Plotting code records
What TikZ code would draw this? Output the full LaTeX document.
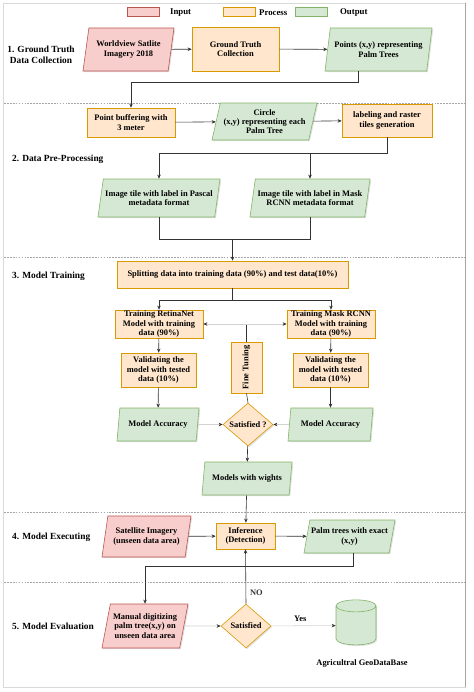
\documentclass[tikz,border=0pt]{standalone}
\usepackage{fontspec}
\setmainfont{Liberation Serif}
\usetikzlibrary{shapes.geometric, arrows.meta, shadows}
\usepackage{xcolor}
\definecolor{inFill}{RGB}{248,206,204}
\definecolor{inDraw}{RGB}{184,84,80}
\definecolor{prFill}{RGB}{255,230,204}
\definecolor{prDraw}{RGB}{215,155,0}
\definecolor{ouFill}{RGB}{213,232,212}
\definecolor{ouDraw}{RGB}{130,179,102}

\begin{document}
\begin{tikzpicture}[
    x=0.03cm, y=-0.03cm,
    font=\fontsize{7.2}{7.9}\selectfont\bfseries,
    base/.style={line width=0.5pt, align=center, inner xsep=1pt, inner ysep=0.5pt,
                 drop shadow={shadow xshift=1pt, shadow yshift=-1pt, opacity=0.25}},
    input/.style={base, trapezium, trapezium left angle=72, trapezium right angle=108,
                  trapezium stretches body, draw=inDraw, fill=inFill},
    proc/.style={base, rectangle, draw=prDraw, fill=prFill},
    outbox/.style={base, trapezium, trapezium left angle=72, trapezium right angle=108,
                   trapezium stretches body, draw=ouDraw, fill=ouFill},
    decision/.style={base, diamond, aspect=1.15, inner sep=0pt, draw=prDraw, fill=prFill},
    db/.style={base, cylinder, shape border rotate=90, aspect=0.3, inner sep=0pt,
               draw=ouDraw, fill=ouFill},
    legbox/.style={rectangle, line width=0.5pt, minimum width=0.95cm, minimum height=0.27cm},
    legtext/.style={font=\fontsize{7.5}{9}\selectfont\bfseries, anchor=west},
    stage/.style={font=\fontsize{8}{9.5}\selectfont\bfseries, align=center},
    sep/.style={gray!70, line width=0.5pt, dash pattern=on 1.5pt off 1pt},
    arr/.style={-{Stealth[length=3.5pt, width=3pt]}, line width=0.5pt, color=black!80},
    farr/.style={-{Stealth[length=3.5pt, width=3pt, color=black!80]}, line width=0.5pt, draw=gray!35},
    line/.style={line width=0.5pt, color=black!80}
]
\useasboundingbox (0,0) rectangle (474,692);

%% ── Frame and stage separators ──
\draw[gray!30] (3,3) rectangle (465,687);
\draw[gray!70, line width=0.8pt] (465,3) -- (465,687);
\foreach \yy in {103,257,512,582}
  \draw[sep] (4,\yy) -- (464,\yy);

%% ── Legend ──
\node[legbox, draw=inDraw, fill=inFill] (LI) at (143.5,11.5) {};
\node[legtext] (LIt) at (166,12.5) {Input};
\node[legbox, draw=prDraw, fill=prFill] (LP) at (239,11.5) {};
\node[legtext] (LPt) at (255,12.5) {Process};
\node[legbox, draw=ouDraw, fill=ouFill] (LO) at (311,11.5) {};
\node[legtext] (LOt) at (336,12.5) {Output};

%% ── 1. Ground Truth Data Collection ──
\node[stage] (S1) at (41,55) {1. Ground Truth\\Data Collection};
\node[input, minimum width=2.73cm, minimum height=1.29cm] (WV) at (128.5,49.5) {Worldview Satlite\\Imagery 2018};
\node[proc, minimum width=2.61cm, minimum height=1.32cm] (GT) at (235.5,49) {Ground Truth\\Collection};
\node[outbox, minimum width=3.21cm, minimum height=1.29cm] (PT) at (378.5,49.5) {Points (x,y) representing\\Palm Trees};

%% ── 2. Data Pre-Processing ──
\node[stage, anchor=west] (S2) at (8,159) {2. Data Pre-Processing};
\node[proc, minimum width=2.64cm, minimum height=0.87cm] (BUF) at (131,122.5) {Point buffering with\\3 meter};
\node[outbox, minimum width=3.15cm, minimum height=1.11cm] (CIR) at (264.5,121.5) {Circle\\(x,y) representing each\\Palm Tree};
\node[proc, minimum width=2.7cm, minimum height=0.99cm] (LBL) at (387,120.5) {labeling and raster\\tiles generation};
\node[outbox, minimum width=3.66cm, minimum height=1.14cm] (PAS) at (159,198) {Image tile with label in Pascal\\metadata format};
\node[outbox, minimum width=3.6cm, minimum height=1.14cm] (MSK) at (310,198) {Image tile with label in Mask\\RCNN metadata format};

%% ── 3. Model Training ──
\node[stage, anchor=west] (S3) at (8,276) {3. Model Training};
\node[proc, minimum width=6.93cm, minimum height=0.81cm] (SPL) at (232.5,274.5) {Splitting data into training data (90\%) and test data(10\%)};
\node[proc, minimum width=2.64cm, minimum height=0.84cm] (TRR) at (159,324) {Training RetinaNet\\Model with training\\data (90\%)};
\node[proc, minimum width=2.64cm, minimum height=0.84cm] (TRM) at (331,324) {Training Mask RCNN\\Model with training\\data (90\%)};
\node[proc, minimum width=0.93cm, minimum height=1.53cm] (FT) at (246.5,367.5) {\rotatebox{90}{Fine Tuning}};
\node[proc, minimum width=2.25cm, minimum height=1.02cm] (VL) at (158.5,370) {Validating the\\model with tested\\data (10\%)};
\node[proc, minimum width=2.25cm, minimum height=1.02cm] (VR) at (330.5,370) {Validating the\\model with tested\\data (10\%)};
\node[outbox, minimum width=2.46cm, minimum height=0.99cm] (MAL) at (158,424.5) {Model Accuracy};
\node[outbox, minimum width=2.55cm, minimum height=0.99cm] (MAR) at (330.5,424.5) {Model Accuracy};
\node[decision, minimum width=1.5cm, minimum height=1.29cm] (SAT1) at (248,424.5) {Satisfied ?};
\node[outbox, minimum width=2.7cm, minimum height=0.99cm] (MW) at (247,478.5) {Models with wights};

%% ── 4. Model Executing ──
\node[stage, anchor=west] (S4) at (8,537) {4. Model Executing};
\node[input, minimum width=2.67cm, minimum height=1.23cm] (SI) at (146.5,536.5) {Satellite Imagery\\(unseen data area)};
\node[proc, minimum width=1.77cm, minimum height=0.78cm] (INF) at (245.5,536) {Inference\\(Detection)};
\node[outbox, minimum width=2.61cm, minimum height=0.99cm] (PALM) at (349.5,536.5) {Palm trees with exact\\(x,y)};

%% ── 5. Model Evaluation ──
\node[stage, anchor=west] (S5) at (8,626) {5. Model Evaluation};
\node[input, minimum width=2.58cm, minimum height=1.32cm] (MAN) at (145,626) {Manual digitizing\\palm tree(x,y) on\\unseen data area};
\node[decision, minimum width=1.5cm, minimum height=1.32cm] (SAT2) at (246,626) {Satisfied};
\node[db, minimum width=1.2cm, minimum height=1.35cm] (GDB) at (356,625.5) {\rule{0pt}{0.8cm}\rule{1.2cm}{0pt}};
\node (GDBt) at (362,663) {Agricultral GeoDataBase};

%% ── Stage 1 arrows ──
\draw[arr] (WV) -- (GT);
\draw[arr] (GT) -- (PT);
\draw[arr] ([xshift=-0.6cm]PT.south) -- ++(0,11) -| (BUF.north);

%% ── Stage 2 arrows ──
\draw[arr] (BUF) -- (CIR);
\draw[arr] (CIR) -- (LBL);
\draw[arr] (LBL.south) -- ++(0,16) -| (PAS.north);
\draw[arr] (LBL.south) -- ++(0,16) -| (MSK.north);
\coordinate (J1) at (232.5,239);
\draw[line] (PAS.south) |- (J1);
\draw[line] (MSK.south) |- (J1);
\draw[arr]  (J1) -- (SPL.north);

%% ── Stage 3 arrows ──
\draw[arr] (SPL.south) -- ++(0,12) -| (TRR.north);
\draw[arr] (SPL.south) -- ++(0,12) -| (TRM.north);
\draw[arr] (TRR) -- (VL);
\draw[arr] (TRM) -- (VR);
\draw[arr] (VL) -- (MAL);
\draw[arr] (VR) -- (MAR);
\draw[farr] (MAL) -- (SAT1);
\draw[farr] (MAR) -- (SAT1);
\draw[line] (SAT1.north) -- (FT.south);
\coordinate (J2) at (FT.north |- TRR.east);
\draw[line] (FT.north) -- (J2);
\draw[farr] (J2) -- (TRR.east);
\draw[farr] (J2) -- (TRM.west);
\draw[arr] (SAT1) -- (MW);

%% ── Stage 4 arrows ──
\draw[arr] (MW) -- (INF);
\draw[arr] (SI) -- (INF);
\draw[arr] (INF) -- (PALM);
\draw[arr] ([xshift=0.12cm]PALM.south) -- ++(0,13) -| (MAN.north);

%% ── Stage 5 arrows ──
\draw[farr] (MAN) -- (SAT2);
\draw[arr]  (SAT2.north) -- node[pos=0.2, right] {NO} (INF.south);
\draw[farr] (SAT2) -- node[pos=0.45, above] {Yes} (GDB);

\end{tikzpicture}
\end{document}
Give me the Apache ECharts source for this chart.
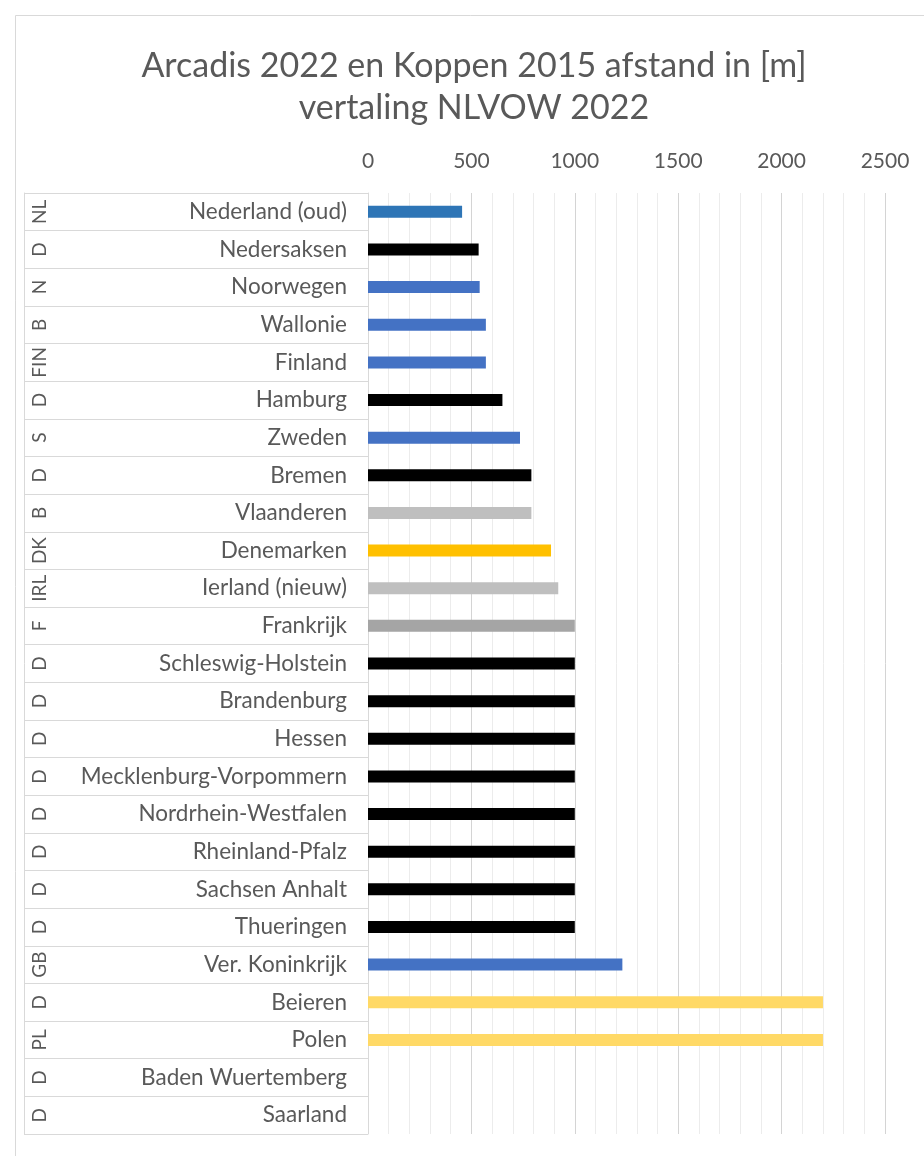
<!DOCTYPE html>
<html>
<head>
<meta charset="utf-8">
<script src="https://cdn.jsdelivr.net/npm/echarts@6/dist/echarts.min.js"></script>
<style>
html,body{margin:0;padding:0;background:#fff;}
#chart{width:924px;height:1156px;}
</style>
</head>
<body>
<div id="chart"></div>
<script>
const categories = ['Nederland (oud)','Nedersaksen','Noorwegen','Wallonie','Finland','Hamburg','Zweden','Bremen','Vlaanderen','Denemarken','Ierland (nieuw)','Frankrijk','Schleswig-Holstein','Brandenburg','Hessen','Mecklenburg-Vorpommern','Nordrhein-Westfalen','Rheinland-Pfalz','Sachsen Anhalt','Thueringen','Ver. Koninkrijk','Beieren','Polen','Baden Wuertemberg','Saarland'];
const codes = ['NL','D','N','B','FIN','D','S','D','B','DK','IRL','F','D','D','D','D','D','D','D','D','GB','D','PL','D','D'];
const values = [455,535,540,570,570,650,735,790,790,885,920,1000,1000,1000,1000,1000,1000,1000,1000,1000,1230,2200,2200,null,null];
const groups = ['nl','de','blue','blue','blue','de','blue','de','grayLight','gold','grayLight','gray','de','de','de','de','de','de','de','de','blue','yellow','yellow','de','de'];
const xTicks = [0,500,1000,1500,2000,2500];

const palette = {nl:'#2E75B6', blue:'#4472C4', de:'#000000', grayLight:'#BFBFBF', gray:'#A5A5A5', gold:'#FFC000', yellow:'#FFD966'};
const font = 'Lato, "Open Sans", sans-serif';

const chart = echarts.init(document.getElementById('chart'));
chart.setOption({
  backgroundColor:'#fff',
  animation:false,
  textStyle:{fontFamily:font},
  graphic:[{type:'rect', shape:{x:15.5,y:15.5,width:960,height:1200}, style:{fill:'none',stroke:'#d9d9d9',lineWidth:1}, silent:true}],
  title:{
    text:'Arcadis 2022 en Koppen 2015 afstand in [m]\nvertaling NLVOW 2022',
    left:469, top:40, textAlign:'center',
    textStyle:{fontFamily:font,fontSize:34,fontWeight:'normal',color:'#595959',lineHeight:42}
  },
  grid:{left:368,right:39,top:193,bottom:22,containLabel:false},
  xAxis:{
    type:'value', position:'top', min:xTicks[0], max:xTicks[xTicks.length-1], interval:500,
    axisLine:{show:false}, axisTick:{show:false},
    axisLabel:{color:'#595959',fontSize:21,margin:21,fontFamily:font,formatter:v=>String(v)},
    splitLine:{show:true,lineStyle:{color:'#d4d4d4',width:1}},
    minorTick:{show:false,splitNumber:5},
    minorSplitLine:{show:true,lineStyle:{color:'#ececec',width:1}}
  },
  yAxis:[
    {
      type:'category', inverse:true, data:categories, position:'left',
      axisLine:{show:true,lineStyle:{color:'#d9d9d9'}},
      axisTick:{show:true,length:344,interval:0,lineStyle:{color:'#d9d9d9'}},
      axisLabel:{color:'#595959',fontSize:22.5,margin:21,interval:0,fontFamily:font}
    },
    {
      type:'category', inverse:true, data:codes, position:'left', offset:328,
      axisLine:{show:false}, axisTick:{show:false},
      axisLabel:{color:'#595959',fontSize:19,margin:0,interval:0,rotate:90,align:'center',verticalAlign:'middle',fontFamily:font}
    },
    {
      type:'category', inverse:true, data:categories, position:'left', offset:344,
      axisLine:{show:true,lineStyle:{color:'#d9d9d9'}}, axisTick:{show:false}, axisLabel:{show:false}
    }
  ],
  series:[{
    type:'bar', yAxisIndex:0, barWidth:12,
    data:values.map((v,i)=>({value:v,itemStyle:{color:palette[groups[i]]}}))
  }]
});
</script>
</body>
</html>
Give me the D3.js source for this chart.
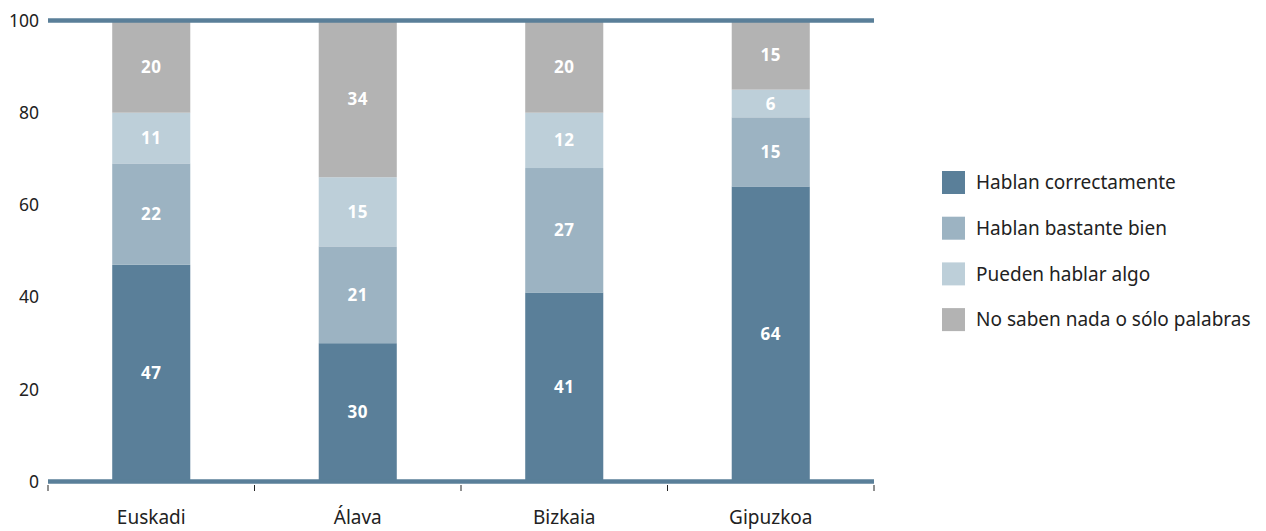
<!DOCTYPE html>
<html><head><meta charset="utf-8">
<script src="https://cdn.jsdelivr.net/npm/d3@7"></script>
<style>body{margin:0;background:#fff}text{font-family:"Noto Sans",sans-serif}</style>
</head><body><svg id="c" width="1266" height="531"></svg>
<script>
const categories = ["Euskadi","Álava","Bizkaia","Gipuzkoa"];
const seriesNames = ["Hablan correctamente","Hablan bastante bien","Pueden hablar algo","No saben nada o sólo palabras"];
const correctamente = [47,30,41,64];
const bastanteBien = [22,21,27,15];
const algo = [11,15,12,6];
const nada = [20,34,20,15];
const yTicks = [0,20,40,60,80,100];
const colors = ["#5a7f99","#9cb3c2","#bdcfd9","#b3b3b3"];

const svg = d3.select("#c");
const x = d3.scaleBand().domain(categories).range([48,874]).paddingInner(0.622).paddingOuter(0.311);
const y = d3.scaleLinear().domain([0,100]).range([481.5,20.5]);
const rows = categories.map((c,i)=>({cat:c, v:[correctamente[i],bastanteBien[i],algo[i],nada[i]]}));
const stack = d3.stack().keys([0,1,2,3]).value((d,k)=>d.v[k]);
const series = stack(rows);

const g = svg.append("g");
series.forEach((s,k)=>{
  g.selectAll(null).data(s).enter().append("rect")
    .attr("x",d=>x(d.data.cat)).attr("width",x.bandwidth())
    .attr("y",d=>y(d[1])).attr("height",d=>y(d[0])-y(d[1]))
    .attr("fill",colors[k]);
  g.selectAll(null).data(s).enter().append("text")
    .attr("x",d=>x(d.data.cat)+x.bandwidth()/2)
    .attr("y",d=>(y(d[0])+y(d[1]))/2).attr("dy","0.36em")
    .attr("text-anchor","middle").attr("fill","#fff")
    .attr("font-weight","bold").attr("font-size",17).attr("letter-spacing",0.5)
    .text(d=>d.data.v[k]);
});
[0,100].forEach(v=>{
  svg.append("line").attr("x1",48).attr("x2",874).attr("y1",y(v)).attr("y2",y(v))
    .attr("stroke","#5a7f99").attr("stroke-width",4.5);
});
svg.selectAll(null).data(yTicks).enter().append("text")
  .attr("x",39).attr("y",d=>y(d)).attr("dy","0.36em").attr("text-anchor","end")
  .attr("font-size",17.5).attr("fill","#222").text(d=>d);
const tickX = [48].concat(categories.map(c=>x(c)+x.bandwidth()/2+x.step()/2));
svg.selectAll(null).data(tickX).enter().append("line")
  .attr("x1",d=>d).attr("x2",d=>d).attr("y1",485).attr("y2",491)
  .attr("stroke","#222").attr("stroke-width",1);
svg.selectAll(null).data(categories).enter().append("text")
  .attr("x",d=>x(d)+x.bandwidth()/2).attr("y",524).attr("text-anchor","middle")
  .attr("font-size",19).attr("fill","#222").text(d=>d);
const lg = svg.append("g");
seriesNames.forEach((n,i)=>{
  lg.append("rect").attr("x",942).attr("y",171+i*45.7).attr("width",23).attr("height",23).attr("fill",colors[i]);
  lg.append("text").attr("x",976).attr("y",182.5+i*45.7).attr("dy","0.36em")
    .attr("font-size",19).attr("fill","#222").text(n);
});
</script></body></html>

Exercise details: From the entries above, extract each line containing "Output".

The solution:
What TikZ code would draw this? Output the full LaTeX document.
\node[legtext] (LOt) at (336,12.5) {Output};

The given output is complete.